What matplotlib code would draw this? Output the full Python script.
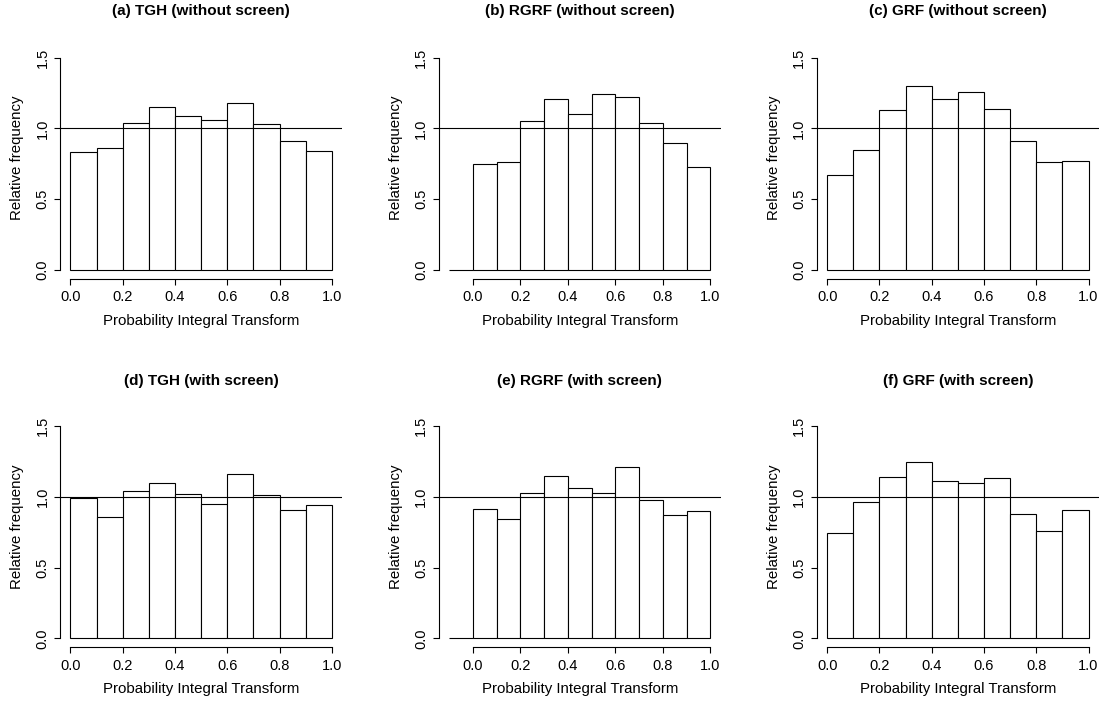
import numpy as np
import matplotlib
matplotlib.use("Agg")
import matplotlib.pyplot as plt

plt.rcParams["font.family"] = ["Liberation Sans", "DejaVu Sans"]

W, H = 1102, 702

# ── bar heights (relative frequency per PIT bin) ─────────────────────────────
edges_std  = [0.0, 0.1, 0.2, 0.3, 0.4, 0.5, 0.6, 0.7, 0.8, 0.9]
edges_rgrf = [-0.1, 0.0, 0.1, 0.2, 0.3, 0.4, 0.5, 0.6, 0.7, 0.8, 0.9]

tgh_without  = [0.83, 0.86, 1.04, 1.15, 1.09, 1.06, 1.18, 1.03, 0.91, 0.84]
rgrf_without = [0.0, 0.75, 0.76, 1.05, 1.21, 1.10, 1.24, 1.22, 1.04, 0.90, 0.73]
grf_without  = [0.67, 0.85, 1.13, 1.30, 1.21, 1.26, 1.14, 0.91, 0.76, 0.77]
tgh_with     = [0.99, 0.855, 1.04, 1.10, 1.02, 0.95, 1.16, 1.01, 0.905, 0.945]
rgrf_with    = [0.0, 0.915, 0.84, 1.03, 1.15, 1.06, 1.025, 1.21, 0.98, 0.87, 0.90]
grf_with     = [0.745, 0.965, 1.14, 1.245, 1.11, 1.095, 1.135, 0.88, 0.76, 0.91]

titles = ["(a) TGH (without screen)", "(b) RGRF (without screen)", "(c) GRF (without screen)",
          "(d) TGH (with screen)", "(e) RGRF (with screen)", "(f) GRF (with screen)"]
x_ticks = [0.0, 0.2, 0.4, 0.6, 0.8, 1.0]
y_ticks = [0.0, 0.5, 1.0, 1.5]

panels = [
    (edges_std, tgh_without), (edges_rgrf, rgrf_without), (edges_std, grf_without),
    (edges_std, tgh_with), (edges_rgrf, rgrf_with), (edges_std, grf_with),
]

# plot-region pixel boxes (left, right) per column and (top, bottom) per row
cols = [(60.0, 342.3), (438.7, 720.7), (816.7, 1099.0)]
rows = [(49.1, 278.5), (417.6, 646.8)]
title_y = [10.5, 381.0]
ylab_y = [158.0, 527.0]

LW = 0.8
FS_TICK = 10.5
FS_LAB = 10.8
FS_TITLE = 11


def fx(px):
    return px / W


def fy(py):
    return 1 - py / H


fig = plt.figure(figsize=(W / 100, H / 100), dpi=100)

for i, (edges, vals) in enumerate(panels):
    r, c = divmod(i, 3)
    l, rt = cols[c]
    t, b = rows[r]
    ax = fig.add_axes([fx(l), fy(b), (rt - l) / W, (b - t) / H])

    lo = edges[0]
    span = 1.0 - lo
    ax.set_xlim(lo - 0.04 * span, 1.0 + 0.04 * span)
    ax.set_ylim(-0.06, 1.56)

    ax.bar(edges, vals, width=0.1, align="edge", facecolor="white",
           edgecolor="black", linewidth=LW)
    ax.axhline(1.0, color="black", lw=LW)

    for s in ["top", "right"]:
        ax.spines[s].set_visible(False)
    ax.spines["bottom"].set_bounds(0.0, 1.0)
    ax.spines["left"].set_bounds(0.0, 1.5)
    ax.spines["bottom"].set_linewidth(LW)
    ax.spines["left"].set_linewidth(LW)

    ax.set_xticks(x_ticks)
    ax.set_xticklabels([f"{v:.1f}" for v in x_ticks], fontsize=FS_TICK)
    ax.set_yticks(y_ticks)
    ax.set_yticklabels([f"{v:.1f}" for v in y_ticks], fontsize=FS_TICK,
                       rotation=90, va="center")
    ax.tick_params(direction="out", length=4, width=LW)
    ax.tick_params(axis="x", pad=4.5)
    ax.tick_params(axis="y", pad=3.5)

    xc = (l + rt) / 2
    fig.text(fx(xc), fy(title_y[r]), titles[i], ha="center", va="center",
             fontsize=FS_TITLE, fontweight="bold")
    fig.text(fx(xc), fy(b + 42), "Probability Integral Transform",
             ha="center", va="center", fontsize=FS_LAB)
    fig.text(fx(l - 43), fy(ylab_y[r]), "Relative frequency", rotation=90,
             ha="center", va="center", fontsize=FS_LAB)

fig.savefig("out.png", dpi=100)
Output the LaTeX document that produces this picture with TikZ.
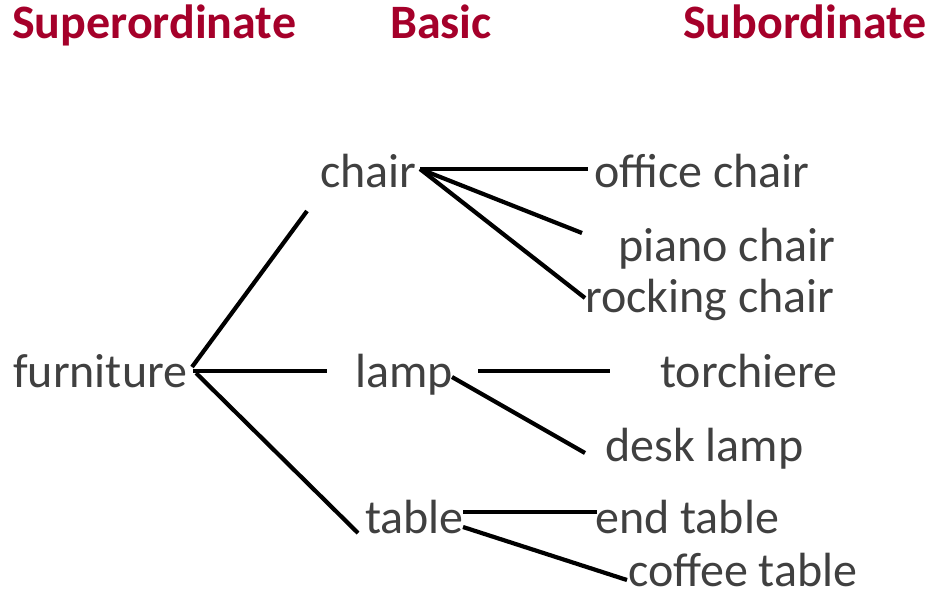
\documentclass[tikz,border=0pt]{standalone}
\usepackage{fontspec}
\setmainfont{Carlito}
\definecolor{headred}{HTML}{A5002A}
\definecolor{wordgray}{HTML}{404040}
\tikzset{
	head/.style={anchor=base west,inner sep=0pt,font=\fontsize{48}{50}\selectfont\bfseries,text=headred},
	word/.style={anchor=base west,inner sep=0pt,font=\fontsize{48}{50}\selectfont,text=wordgray},
	link/.style={line width=4.2pt,black}
}
\begin{document}
\begin{tikzpicture}[x=1pt,y=-1pt]
		\useasboundingbox (0,0) rectangle (931,592);

		\node[head] (sup) at (12,38) {Superordinate};
		\node[head] (bas) at (390,38) {Basic};
		\node[head] (sub) at (683,38) {Subordinate};

		\node[word] (furniture) at (13,387) {furniture};
		\node[word] (chair) at (320,187) {chair};
		\node[word] (lamp) at (355,387) {lamp};
		\node[word] (table) at (365,533) {table};

		\node[word] (office) at (594,187) {office chair};
		\node[word] (piano) at (618,261) {piano chair};
		\node[word] (rocking) at (585,312) {rocking chair};
		\node[word] (torch) at (660,387) {torchiere};
		\node[word] (desk) at (605,461) {desk lamp};
		\node[word] (endt) at (595,533) {end table};
		\node[word] (coffee) at (628,586) {coffee table};

		\coordinate (chairin) at (307,211);
		\coordinate (lampin) at (327,371);
		\coordinate (pianoin) at (582,233);
		\coordinate (deskin) at (585,453);

		% superordinate to basic
		\draw[link] (192,367) -- (chairin);
		\draw[link] (193,371) -- (lampin);
		\draw[link] (196,373) -- ([xshift=-7pt]table.base west);

		% basic to subordinate
		\draw[link] (420,169) -- ([shift={(-6,-18)}]office.base west);
		\draw[link] (420,169) -- (pianoin);
		\draw[link] (420,169) -- ([shift={(0,-14)}]rocking.base west);
		\draw[link] (478,371) -- (610,371);
		\draw[link] (452,377) -- (deskin);
		\draw[link] (463,512) -- ([shift={(2,-21)}]endt.base west);
		\draw[link] (463,527) -- ([shift={(-1,-6)}]coffee.base west);
	\end{tikzpicture}
\end{document}
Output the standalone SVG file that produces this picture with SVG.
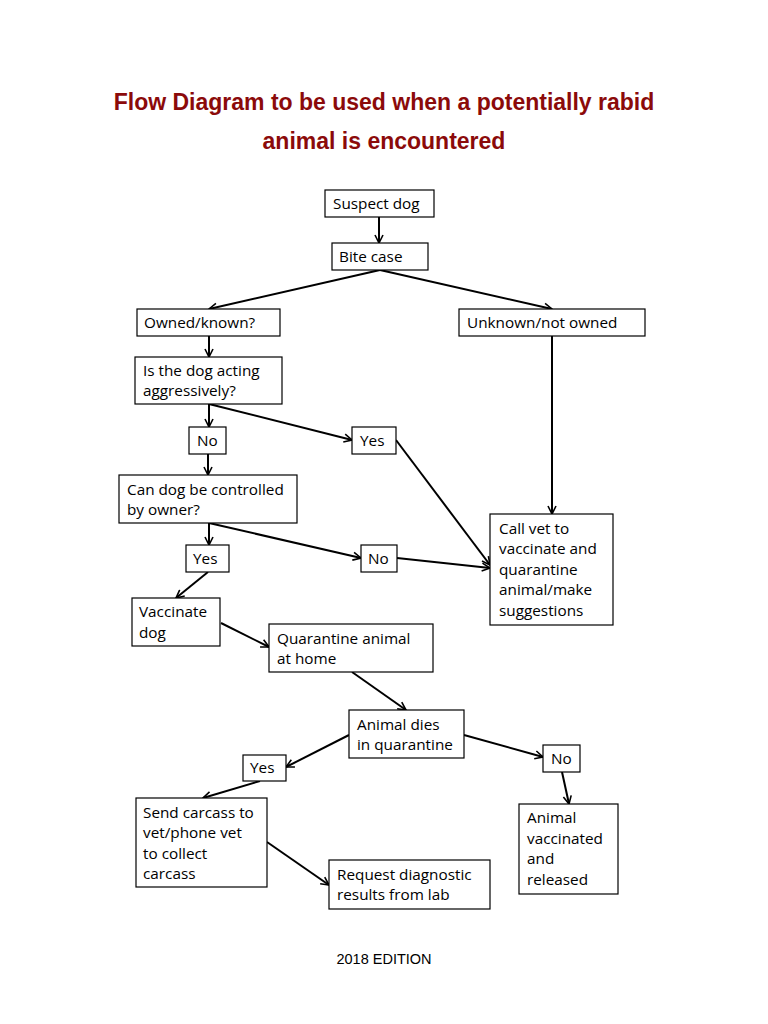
<svg xmlns="http://www.w3.org/2000/svg" width="768" height="1024" viewBox="0 0 768 1024">
<style>
.b{fill:#fff;stroke:#000;stroke-width:1.2}
.t{font-family:"Open Sans","Liberation Sans",sans-serif;font-size:15.3px;fill:#000}
.c line{stroke:#000;stroke-width:2;marker-end:url(#a)}
.h{font-family:"Liberation Sans",Arial,sans-serif;font-size:23px;font-weight:bold;fill:#8b0a0a;text-anchor:middle}
</style>
<defs><marker id="a" markerWidth="10" markerHeight="10" refX="9" refY="5" orient="auto" markerUnits="userSpaceOnUse"><path d="M1,1 L9,5 L1,9" fill="none" stroke="#000" stroke-width="1.6"/></marker></defs>
<rect width="768" height="1024" fill="#fff"/>
<text class="h" x="384" y="110">Flow Diagram to be used when a potentially rabid</text>
<text class="h" x="384" y="149">animal is encountered</text>
<g class="c">
<line x1="379" y1="217" x2="379" y2="243"/>
<line x1="380" y1="270" x2="209" y2="309"/>
<line x1="380" y1="270" x2="552" y2="309"/>
<line x1="209" y1="336" x2="209" y2="357"/>
<line x1="552" y1="336" x2="552" y2="514"/>
<line x1="209" y1="404" x2="209" y2="427"/>
<line x1="209" y1="404" x2="352" y2="440"/>
<line x1="208" y1="454" x2="208" y2="475"/>
<line x1="396" y1="440" x2="490" y2="565"/>
<line x1="209" y1="523" x2="209" y2="545"/>
<line x1="209" y1="523" x2="361" y2="558"/>
<line x1="397" y1="558" x2="490" y2="568"/>
<line x1="208" y1="572" x2="176" y2="598"/>
<line x1="221" y1="623" x2="269" y2="647"/>
<line x1="352" y1="672" x2="406" y2="710"/>
<line x1="349" y1="735" x2="286" y2="767"/>
<line x1="464" y1="735" x2="543" y2="757"/>
<line x1="260" y1="781" x2="203" y2="798"/>
<line x1="562" y1="772" x2="569" y2="804"/>
<line x1="267" y1="842" x2="329" y2="885"/>
</g>
<g id="n1"><rect class="b" x="325" y="190" width="109" height="27"/><text class="t" x="333" y="209">Suspect dog</text></g>
<g id="n2"><rect class="b" x="332" y="243" width="96" height="27"/><text class="t" x="339" y="262">Bite case</text></g>
<g id="n3"><rect class="b" x="137" y="309" width="143" height="27"/><text class="t" x="144" y="328">Owned/known?</text></g>
<g id="n4"><rect class="b" x="459" y="309" width="186" height="27"/><text class="t" x="467" y="328">Unknown/not owned</text></g>
<g id="n5"><rect class="b" x="135" y="357" width="147" height="47"/><text class="t" x="143" y="376">Is the dog acting</text><text class="t" x="143" y="396">aggressively?</text></g>
<g id="n6"><rect class="b" x="189" y="427" width="37" height="27"/><text class="t" x="197" y="446">No</text></g>
<g id="n7"><rect class="b" x="352" y="427" width="44" height="27"/><text class="t" x="360" y="446">Yes</text></g>
<g id="n8"><rect class="b" x="119" y="475" width="178" height="48"/><text class="t" x="127" y="495">Can dog be controlled</text><text class="t" x="127" y="515">by owner?</text></g>
<g id="n9"><rect class="b" x="186" y="545" width="43" height="27"/><text class="t" x="193" y="564">Yes</text></g>
<g id="n10"><rect class="b" x="361" y="545" width="36" height="27"/><text class="t" x="368" y="564">No</text></g>
<g id="n11"><rect class="b" x="490" y="514" width="123" height="111"/><text class="t" x="499" y="534">Call vet to</text><text class="t" x="499" y="554">vaccinate and</text><text class="t" x="499" y="575">quarantine</text><text class="t" x="499" y="595">animal/make</text><text class="t" x="499" y="616">suggestions</text></g>
<g id="n12"><rect class="b" x="132" y="598" width="88" height="48"/><text class="t" x="139" y="617">Vaccinate</text><text class="t" x="139" y="638">dog</text></g>
<g id="n13"><rect class="b" x="269" y="624" width="164" height="48"/><text class="t" x="277" y="644">Quarantine animal</text><text class="t" x="277" y="664">at home</text></g>
<g id="n14"><rect class="b" x="349" y="710" width="115" height="48"/><text class="t" x="357" y="730">Animal dies</text><text class="t" x="357" y="750">in quarantine</text></g>
<g id="n15"><rect class="b" x="243" y="755" width="43" height="26"/><text class="t" x="250" y="773">Yes</text></g>
<g id="n16"><rect class="b" x="543" y="745" width="37" height="27"/><text class="t" x="551" y="764">No</text></g>
<g id="n17"><rect class="b" x="136" y="798" width="131" height="89"/><text class="t" x="143" y="818">Send carcass to</text><text class="t" x="143" y="838">vet/phone vet</text><text class="t" x="143" y="859">to collect</text><text class="t" x="143" y="879">carcass</text></g>
<g id="n18"><rect class="b" x="519" y="804" width="99" height="90"/><text class="t" x="527" y="823">Animal</text><text class="t" x="527" y="844">vaccinated</text><text class="t" x="527" y="864">and</text><text class="t" x="527" y="885">released</text></g>
<g id="n19"><rect class="b" x="329" y="860" width="161" height="49"/><text class="t" x="337" y="880">Request diagnostic</text><text class="t" x="337" y="900">results from lab</text></g>
<text x="384" y="964" text-anchor="middle" font-family="Liberation Sans,Arial,sans-serif" font-size="14.5">2018 EDITION</text>
</svg>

______________________________

WORK TO BE COMPLETED
Pictures excluded, repeat exactly the lines from the top of the material through the line with "ax.set_ylim(-0.06, 1.56)", including both of those lines.

TASK ANSWER
What matplotlib code would draw this? Output the full Python script.
import numpy as np
import matplotlib
matplotlib.use("Agg")
import matplotlib.pyplot as plt

plt.rcParams["font.family"] = ["Liberation Sans", "DejaVu Sans"]

W, H = 1102, 702

# ── bar heights (relative frequency per PIT bin) ─────────────────────────────
edges_std  = [0.0, 0.1, 0.2, 0.3, 0.4, 0.5, 0.6, 0.7, 0.8, 0.9]
edges_rgrf = [-0.1, 0.0, 0.1, 0.2, 0.3, 0.4, 0.5, 0.6, 0.7, 0.8, 0.9]

tgh_without  = [0.83, 0.86, 1.04, 1.15, 1.09, 1.06, 1.18, 1.03, 0.91, 0.84]
rgrf_without = [0.0, 0.75, 0.76, 1.05, 1.21, 1.10, 1.24, 1.22, 1.04, 0.90, 0.73]
grf_without  = [0.67, 0.85, 1.13, 1.30, 1.21, 1.26, 1.14, 0.91, 0.76, 0.77]
tgh_with     = [0.99, 0.855, 1.04, 1.10, 1.02, 0.95, 1.16, 1.01, 0.905, 0.945]
rgrf_with    = [0.0, 0.915, 0.84, 1.03, 1.15, 1.06, 1.025, 1.21, 0.98, 0.87, 0.90]
grf_with     = [0.745, 0.965, 1.14, 1.245, 1.11, 1.095, 1.135, 0.88, 0.76, 0.91]

titles = ["(a) TGH (without screen)", "(b) RGRF (without screen)", "(c) GRF (without screen)",
          "(d) TGH (with screen)", "(e) RGRF (with screen)", "(f) GRF (with screen)"]
x_ticks = [0.0, 0.2, 0.4, 0.6, 0.8, 1.0]
y_ticks = [0.0, 0.5, 1.0, 1.5]

panels = [
    (edges_std, tgh_without), (edges_rgrf, rgrf_without), (edges_std, grf_without),
    (edges_std, tgh_with), (edges_rgrf, rgrf_with), (edges_std, grf_with),
]

# plot-region pixel boxes (left, right) per column and (top, bottom) per row
cols = [(60.0, 342.3), (438.7, 720.7), (816.7, 1099.0)]
rows = [(49.1, 278.5), (417.6, 646.8)]
title_y = [10.5, 381.0]
ylab_y = [158.0, 527.0]

LW = 0.8
FS_TICK = 10.5
FS_LAB = 10.8
FS_TITLE = 11


def fx(px):
    return px / W


def fy(py):
    return 1 - py / H


fig = plt.figure(figsize=(W / 100, H / 100), dpi=100)

for i, (edges, vals) in enumerate(panels):
    r, c = divmod(i, 3)
    l, rt = cols[c]
    t, b = rows[r]
    ax = fig.add_axes([fx(l), fy(b), (rt - l) / W, (b - t) / H])

    lo = edges[0]
    span = 1.0 - lo
    ax.set_xlim(lo - 0.04 * span, 1.0 + 0.04 * span)
    ax.set_ylim(-0.06, 1.56)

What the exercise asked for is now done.